Por su parte, los once discípulos partieron para Galilea, al monte que Jesús les había indicado. Cuando vieron a Jesús, se postraron ante él, aunque algunos todavía dudaban. (Mt 28, 16-17)

San Mateo nos da ese peculiar detalle, el de que algunos todavía estaban con duda. Es decir, después de haber acompañado a Nuestro Señor durante tres años, embeberse de sus santas palabras, de haber asistido a su crucifixión y con a toda la Pasión, tras ser testigos de su Resurrección y teniendo la inmensa gracia de convivir con Él en toda su gloria y esplendor durante 40 días, todavía desconfiaban de quien era Nuestro Señor.

Vemos como los apóstoles a pesar de haber recibido tantas gracias de manos de la Providencia no habían sido enteramente fieles, y poseían una concepción naturalista y utilitaria del propio Dios, limitándose a ver en Él solo una imagen de rey y soberano temporal, excluyendo su divinidad y la invitación que les hacía a la santidad.

Es por esta razón que Él movido por una misericordia sin límites les manda su propio Espíritu, haciendo de ellos los grandes apóstoles que conocemos. Alguien podrá preguntarse: Esta bien, ellos recibieron la gracia de Pentecostés, ¿Y nosotros que queremos ser también sus apóstoles fieles, cuál será nuestra solución?

Es justamente en esta solemnidad de la Ascensión que Nuestro Señor nos trae la solución. Nuestro Señor Jesucristo se encarnó y quiso vivir entre los hombres para darnos ejemplo con su palabra de cómo debía ser nuestra vida en esta tierra: «Este es mi mandamiento: que se amen unos a otros como yo les he amado». (Jn 15, 12).
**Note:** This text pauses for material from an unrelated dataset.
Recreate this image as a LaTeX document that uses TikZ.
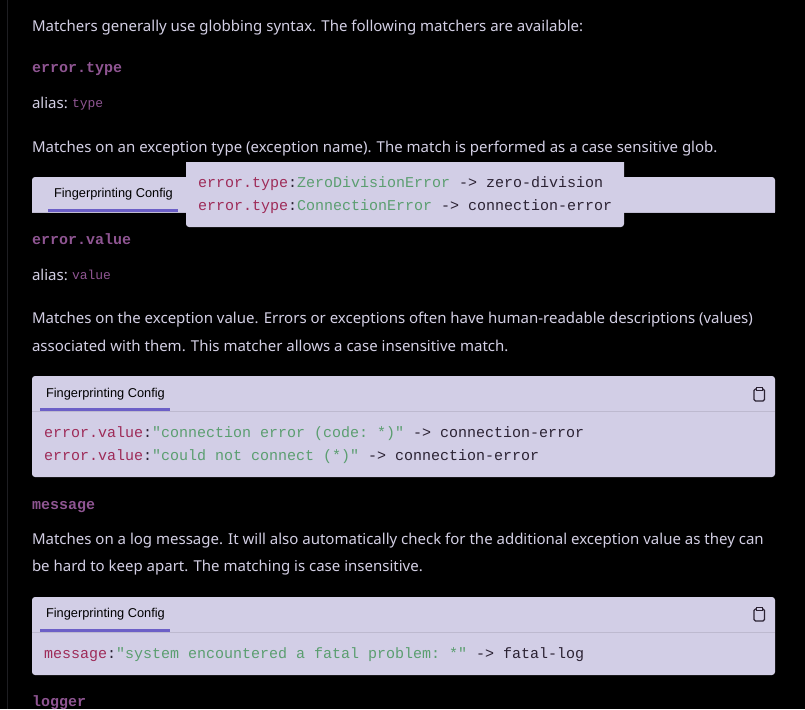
\documentclass[tikz,border=0pt]{standalone}
\usepackage{fontspec}
\setmainfont{Noto Sans}
\setmonofont{Liberation Mono}
\newfontfamily\tabfont{Liberation Sans}
\definecolor{pagebg}{HTML}{000000}
\definecolor{rulebg}{HTML}{1E1E22}
\definecolor{bodytxt}{HTML}{D3CFE4}
\definecolor{headtxt}{HTML}{8F5592}
\definecolor{boxbg}{HTML}{D2CEE6}
\definecolor{boxline}{HTML}{BDB9CF}
\definecolor{tabline}{HTML}{6C5FC7}
\definecolor{keytxt}{HTML}{9E2B58}
\definecolor{strtxt}{HTML}{5B9E70}
\definecolor{darktxt}{HTML}{2B2233}
\newcommand{\ckey}[1]{\textcolor{keytxt}{#1}}
\newcommand{\cstr}[1]{\textcolor{strtxt}{#1}}
\tikzset{
  every node/.style={inner sep=0pt, outer sep=0pt, anchor=base west},
  bodyline/.style={text=bodytxt, font=\fontsize{15}{16}\selectfont},
  headline/.style={text=headtxt, font=\fontsize{15}{16}\ttfamily\bfseries},
  aliasword/.style={text=headtxt, font=\fontsize{13}{16}\ttfamily},
  tablabel/.style={text=black, font=\fontsize{12.8}{16}\tabfont},
  codeline/.style={text=darktxt, font=\fontsize{15}{16}\ttfamily},
  codebox/.style={fill=boxbg},
  tabbar/.style={fill=tabline},
  sepline/.style={draw=boxline, line width=1pt},
}
\begin{document}
\begin{tikzpicture}[x=1pt, y=-1pt]
  \fill[pagebg] (0,0) rectangle (805,709);
  \useasboundingbox (0,0) rectangle (805,709);
  \clip (0,0) rectangle (805,709);
  \fill[rulebg] (7,0) rectangle (8,709);

  % Text above the first box
  \node[bodyline] (intro)  at (32,32)  {Matchers generally use globbing syntax. The following matchers are available:};
  \node[headline] (htype)  at (32,73)  {error.type};
  \node[bodyline] (atype)  at (32,108) {alias:};
  \node[aliasword] (wtype) at (72,107) {type};
  \node[bodyline] (ptype)  at (32,152) {Matches on an exception type (exception name). The match is performed as a case sensitive glob.};

  % First box, with the popped out code on top
  \draw[sepline] (32,212.5) -- (775,212.5);
  \fill[codebox] (32,212) [rounded corners=3pt] -- (32,177) -- (775,177) [sharp corners] -- (775,212) -- cycle;
  \fill[tabbar] (48,209) rectangle (178,212);
  \node[tablabel] (tabone) at (54,197) {Fingerprinting Config};
  \fill[codebox] (186,162) [rounded corners=3pt] -- (186,227) -- (624,227) [sharp corners] -- (624,162) -- cycle;
  \node[codeline] (cone)  at (198,187) {\ckey{error.type}:\cstr{ZeroDivisionError} -> zero-division};
  \node[codeline] (ctwo)  at (198,210) {\ckey{error.type}:\cstr{ConnectionError} -> connection-error};

  % error.value
  \node[headline] (hvalue)  at (32,244) {error.value};
  \node[bodyline] (avalue)  at (32,280) {alias:};
  \node[aliasword] (wvalue) at (72,279) {value};
  \node[bodyline] (pvalue)  at (32,323) {Matches on the exception value. Errors or exceptions often have human-readable descriptions (values)};
  \node[bodyline] (qvalue)  at (32,351) {associated with them. This matcher allows a case insensitive match.};

  % Second box
  \fill[codebox, rounded corners=3pt] (32,376) rectangle (775,477);
  \draw[sepline] (32,411.5) -- (775,411.5);
  \fill[tabbar] (40,408) rectangle (170,411);
  \node[tablabel] (tabtwo) at (46,397) {Fingerprinting Config};
  \draw[darktxt, line width=1.2pt, rounded corners=1.5pt] (754,389) rectangle (764.5,401);
  \draw[darktxt, line width=1pt, fill=boxbg] (756.5,387.5) rectangle (762,390);
  \node[codeline] (cthree) at (44,437) {\ckey{error.value}:\cstr{"connection error (code: *)"} -> connection-error};
  \node[codeline] (cfour)  at (44,460) {\ckey{error.value}:\cstr{"could not connect (*)"} -> connection-error};

  % message
  \node[headline] (hmsg) at (32,509) {message};
  \node[bodyline] (pmsg) at (32,544) {Matches on a log message. It will also automatically check for the additional exception value as they can};
  \node[bodyline] (qmsg) at (32,571) {be hard to keep apart. The matching is case insensitive.};

  % Third box
  \fill[codebox, rounded corners=3pt] (32,597) rectangle (775,675);
  \draw[sepline] (32,632.5) -- (775,632.5);
  \fill[tabbar] (40,629) rectangle (170,632);
  \node[tablabel] (tabthree) at (46,617) {Fingerprinting Config};
  \draw[darktxt, line width=1.2pt, rounded corners=1.5pt] (754,609) rectangle (764.5,621);
  \draw[darktxt, line width=1pt, fill=boxbg] (756.5,607.5) rectangle (762,610);
  \node[codeline] (cfive) at (44,658) {\ckey{message}:\cstr{"system encountered a fatal problem: *"} -> fatal-log};

  % logger, cut by the lower edge
  \node[headline] (hlogger) at (32,706) {logger};
\end{tikzpicture}
\end{document}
Además de enseñarnos cómo vivir también nos enseñó a seguirlo: «Él que quiere seguirme, que se niegue a sí mismo, que cargue con su cruz y me siga». Y al morir en la cruz nos enseñó que también nosotros debemos morir a nuestros pecados.

Resucitando nos demostró que hay una vida mayor después de ésta para los que fuesen fieles a su llamado, y finalmente subiendo a los cielos nos enseñó que debemos vivir en función de lo que nos espera allá arriba, donde podremos gozar de su compañía por toda la eternidad: «Y después de ir y prepararles un lugar, volveré para tomarlos conmigo, para que donde yo esté, estén también ustedes. Para ir a donde yo voy, ustedes ya conocen el camino». (Jn 14, 3-4)

Y nadie mejor para indicarnos este camino que la Santísima Virgen María: Ella, la Pastora Amorosa de las almas, nos conducirá hasta su Divino Hijo a la Patria Celestial. Pidamos con insistencia esta gracia en esta fiesta de la Ascensión.